::: Material provided :::

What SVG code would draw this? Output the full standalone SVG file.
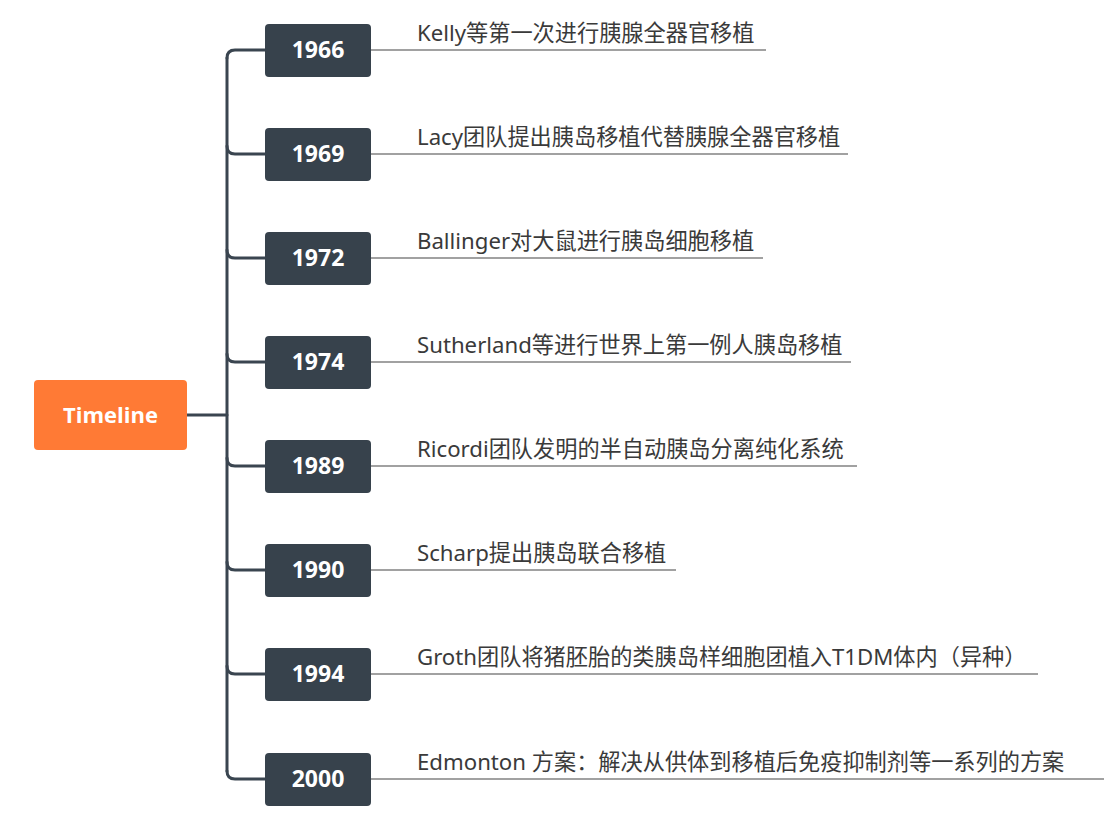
<svg xmlns="http://www.w3.org/2000/svg" width="1116" height="813" viewBox="0 0 1116 813">
<style>
.yr rect{fill:#37424c}
.yr text{fill:#ffffff;font-family:"Open Sans","Noto Sans",sans-serif;font-weight:700;font-size:23px;text-anchor:middle}
.lbl{fill:#3a3a3a;font-family:"Noto Sans","Noto Sans CJK SC",sans-serif;font-size:22.2px}
.ul{stroke:#444;stroke-width:1.2}
.con{fill:none;stroke:#3a4550;stroke-width:3;stroke-linecap:round}
</style>
<rect width="1116" height="813" fill="#ffffff"/>
<g id="connectors" class="con">
<path d="M187,415 L227,415"/>
<path d="M227,58 L227,771"/>
<path d="M227,58 Q227,50 235,50 L265,50"/>
<path d="M227,146 Q227,154 235,154 L265,154"/>
<path d="M227,250 Q227,258 235,258 L265,258"/>
<path d="M227,354 Q227,362 235,362 L265,362"/>
<path d="M227,458 Q227,466 235,466 L265,466"/>
<path d="M227,562 Q227,570 235,570 L265,570"/>
<path d="M227,666 Q227,674 235,674 L265,674"/>
<path d="M227,771 Q227,779 235,779 L265,779"/>
</g>
<g id="root">
<rect x="34" y="380" width="153" height="70" rx="4" fill="#ff7a35"/>
<text x="110.5" y="423" fill="#ffffff" font-family="'Open Sans','Noto Sans',sans-serif" font-weight="700" font-size="22" text-anchor="middle">Timeline</text>
</g>
<g id="n1966" class="yr"><rect x="265" y="24" width="106" height="53" rx="4"/><text x="318" y="58">1966</text></g>
<g id="n1969" class="yr"><rect x="265" y="128" width="106" height="53" rx="4"/><text x="318" y="162">1969</text></g>
<g id="n1972" class="yr"><rect x="265" y="232" width="106" height="53" rx="4"/><text x="318" y="266">1972</text></g>
<g id="n1974" class="yr"><rect x="265" y="336" width="106" height="53" rx="4"/><text x="318" y="370">1974</text></g>
<g id="n1989" class="yr"><rect x="265" y="440" width="106" height="53" rx="4"/><text x="318" y="474">1989</text></g>
<g id="n1990" class="yr"><rect x="265" y="544" width="106" height="53" rx="4"/><text x="318" y="578">1990</text></g>
<g id="n1994" class="yr"><rect x="265" y="648" width="106" height="53" rx="4"/><text x="318" y="682">1994</text></g>
<g id="n2000" class="yr"><rect x="265" y="753" width="106" height="53" rx="4"/><text x="318" y="787">2000</text></g>
<g id="t1966"><text class="lbl" x="417" y="41">Kelly等第一次进行胰腺全器官移植</text><line class="ul" x1="371" y1="50" x2="766" y2="50"/></g>
<g id="t1969"><text class="lbl" x="417" y="145">Lacy团队提出胰岛移植代替胰腺全器官移植</text><line class="ul" x1="371" y1="154" x2="848" y2="154"/></g>
<g id="t1972"><text class="lbl" x="417" y="249">Ballinger对大鼠进行胰岛细胞移植</text><line class="ul" x1="371" y1="258" x2="763" y2="258"/></g>
<g id="t1974"><text class="lbl" x="417" y="353">Sutherland等进行世界上第一例人胰岛移植</text><line class="ul" x1="371" y1="362" x2="851" y2="362"/></g>
<g id="t1989"><text class="lbl" x="417" y="457">Ricordi团队发明的半自动胰岛分离纯化系统</text><line class="ul" x1="371" y1="466" x2="857" y2="466"/></g>
<g id="t1990"><text class="lbl" x="417" y="561">Scharp提出胰岛联合移植</text><line class="ul" x1="371" y1="570" x2="676" y2="570"/></g>
<g id="t1994"><text class="lbl" x="417" y="665">Groth团队将猪胚胎的类胰岛样细胞团植入T1DM体内（异种）</text><line class="ul" x1="371" y1="674" x2="1038" y2="674"/></g>
<g id="t2000"><text class="lbl" x="417" y="770">Edmonton 方案：解决从供体到移植后免疫抑制剂等一系列的方案</text><line class="ul" x1="371" y1="779" x2="1104" y2="779"/></g>
</svg>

:::

**Task description**
Transcribe the material exactly, leaving every picture out.

**Expected answer**
What SVG code would draw this? Output the full standalone SVG file.
<svg xmlns="http://www.w3.org/2000/svg" width="1116" height="813" viewBox="0 0 1116 813">
<style>
.yr rect{fill:#37424c}
.yr text{fill:#ffffff;font-family:"Open Sans","Noto Sans",sans-serif;font-weight:700;font-size:23px;text-anchor:middle}
.lbl{fill:#3a3a3a;font-family:"Noto Sans","Noto Sans CJK SC",sans-serif;font-size:22.2px}
.ul{stroke:#444;stroke-width:1.2}
.con{fill:none;stroke:#3a4550;stroke-width:3;stroke-linecap:round}
</style>
<rect width="1116" height="813" fill="#ffffff"/>
<g id="connectors" class="con">
<path d="M187,415 L227,415"/>
<path d="M227,58 L227,771"/>
<path d="M227,58 Q227,50 235,50 L265,50"/>
<path d="M227,146 Q227,154 235,154 L265,154"/>
<path d="M227,250 Q227,258 235,258 L265,258"/>
<path d="M227,354 Q227,362 235,362 L265,362"/>
<path d="M227,458 Q227,466 235,466 L265,466"/>
<path d="M227,562 Q227,570 235,570 L265,570"/>
<path d="M227,666 Q227,674 235,674 L265,674"/>
<path d="M227,771 Q227,779 235,779 L265,779"/>
</g>
<g id="root">
<rect x="34" y="380" width="153" height="70" rx="4" fill="#ff7a35"/>
<text x="110.5" y="423" fill="#ffffff" font-family="'Open Sans','Noto Sans',sans-serif" font-weight="700" font-size="22" text-anchor="middle">Timeline</text>
</g>
<g id="n1966" class="yr"><rect x="265" y="24" width="106" height="53" rx="4"/><text x="318" y="58">1966</text></g>
<g id="n1969" class="yr"><rect x="265" y="128" width="106" height="53" rx="4"/><text x="318" y="162">1969</text></g>
<g id="n1972" class="yr"><rect x="265" y="232" width="106" height="53" rx="4"/><text x="318" y="266">1972</text></g>
<g id="n1974" class="yr"><rect x="265" y="336" width="106" height="53" rx="4"/><text x="318" y="370">1974</text></g>
<g id="n1989" class="yr"><rect x="265" y="440" width="106" height="53" rx="4"/><text x="318" y="474">1989</text></g>
<g id="n1990" class="yr"><rect x="265" y="544" width="106" height="53" rx="4"/><text x="318" y="578">1990</text></g>
<g id="n1994" class="yr"><rect x="265" y="648" width="106" height="53" rx="4"/><text x="318" y="682">1994</text></g>
<g id="n2000" class="yr"><rect x="265" y="753" width="106" height="53" rx="4"/><text x="318" y="787">2000</text></g>
<g id="t1966"><text class="lbl" x="417" y="41">Kelly等第一次进行胰腺全器官移植</text><line class="ul" x1="371" y1="50" x2="766" y2="50"/></g>
<g id="t1969"><text class="lbl" x="417" y="145">Lacy团队提出胰岛移植代替胰腺全器官移植</text><line class="ul" x1="371" y1="154" x2="848" y2="154"/></g>
<g id="t1972"><text class="lbl" x="417" y="249">Ballinger对大鼠进行胰岛细胞移植</text><line class="ul" x1="371" y1="258" x2="763" y2="258"/></g>
<g id="t1974"><text class="lbl" x="417" y="353">Sutherland等进行世界上第一例人胰岛移植</text><line class="ul" x1="371" y1="362" x2="851" y2="362"/></g>
<g id="t1989"><text class="lbl" x="417" y="457">Ricordi团队发明的半自动胰岛分离纯化系统</text><line class="ul" x1="371" y1="466" x2="857" y2="466"/></g>
<g id="t1990"><text class="lbl" x="417" y="561">Scharp提出胰岛联合移植</text><line class="ul" x1="371" y1="570" x2="676" y2="570"/></g>
<g id="t1994"><text class="lbl" x="417" y="665">Groth团队将猪胚胎的类胰岛样细胞团植入T1DM体内（异种）</text><line class="ul" x1="371" y1="674" x2="1038" y2="674"/></g>
<g id="t2000"><text class="lbl" x="417" y="770">Edmonton 方案：解决从供体到移植后免疫抑制剂等一系列的方案</text><line class="ul" x1="371" y1="779" x2="1104" y2="779"/></g>
</svg>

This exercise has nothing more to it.